"çıkar üstündekileri gaptan!"
hayatım boyunca tanıdığım en maço adamın bir tıp öğrencisi olması mı,yüksek ateşimle önünde soyunmam mı yoksa hiçbiri değil de adını şu saatte bir türlü hatırlamam mı beni buraya getirdi...

trakyalı olduğunu sanıyorum, kaptanın ksını g gibi söylerdi de bir içanadolu adamının bozkırlığında değil, günebakanlar içindeki 9/8lik bozkır havasında gibi, belki de nereli olduğuna dair koyduğum tanı duyduğum yakınlığın aldatmacasaydı, aslında nereli olduğunu bilmiyorum. sormuş muyumdur, sormuşumdur, o vakitler pek meraklıydım insanların kimlikleri ile memleketleri arasında bağ kurmaya, ve hala da öyle gibi. tuhaf ve detaylı tespitler yapardım, kulaklarım kızarıyor şimdi, tuhaf ve cesur tespitler yapıyorum hala, cinsiyetleri tespit yapmaya değenler üzerinde. gaptansa sırrını ele vermeyen son çeyrekte oyuna dahil olan harlemli delikanlı, sahip olduğu marihuana sol çorabının içine saklı. güven verirdi bilinmezliğiyle, soyun dediğinde homofobim ayaklanmadıysa ondandır ve ne tuhaf beni soymadan evvel kimse ayırt edemezdi onu, tıp öğrencisi mi oto tamircisi mi?

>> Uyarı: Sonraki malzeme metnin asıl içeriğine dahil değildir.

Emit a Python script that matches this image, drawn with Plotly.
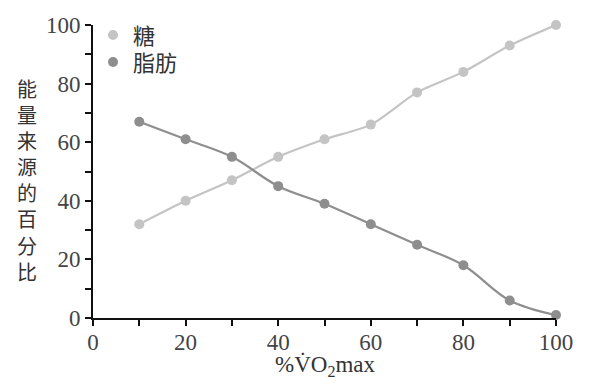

yaş daha küçük, her şeye hevesim var ve en kötü müptelalığım dilovasının puslu toksinli havasına. doktor beni yanına alıyor, geziyoruz fabrikaları, kimi yerde gaptan, kimi yerde daha gaptan. saymadımsa da şimdi tahmin ediyorum; 2.500 sanayi işçisi tanıyor onu, hepsi gaptan diye sesleniyor, dilovasında deniz bulunuyor mu? basit bir gülümsemeyle yanıtlıyor selamları, babasının emekli imam oluşundan sanırım içinden duyulmaz bir "aleykum selam" çıkıyor, bu adamı bıraksan kanarya adalarına o arar belçikanın kömür madenlerini.

sendika bürosuna uğruyoruz, ben alışmışım kavga etmeye, o oturup çay içiyor. bütün yapabildiği bu mudur acaba, kimse onun kışkırtıcılığından şüphelenmiyor. gece yazdığı raporları iletiyorum izmit merkeze: lastik-iş içinde karışıklar, biraz kötü kokular geliyormuş seka'dan...

tuhaf bir yaratığa benziyor, biraz köstebek gibi ama kör değil de numarasını yapıyor, aptal değil de zekaya da önem vermiyor. sakın beni kandırıyor olmasın diye düşündüğüm bir anda çok sevdiği kadını anlatıyor, handiyse memleketini bile ele vererek. trakyalı olduğunu düşünüyorum niyeyse de beni çok yanıltıyor, sevmiş olduğu kadını unutamamışsa da dünyanın bütün kadınlarını kendine aşık ediyor. ve ne vakit bizim kızlardan biri iç çekse ona bakarak ciğerlerini mi üşütmüş, bunu soruyor yapmacık bir endişeyle.

ne tuhaf adı hatırımda değil, oysa bir kediye attığı tekme, içtiği biranın dibini dökmesi ve gülüşü aklımdadır. keyif alıyordu bu işten, eski bir ostrovski romanı içinde gibi ve romanı bin defa okumuş kadar rahat. adı aklımdan çıktı, dilovasının dumanlarıyla onu öldüren kanser hala aklımda.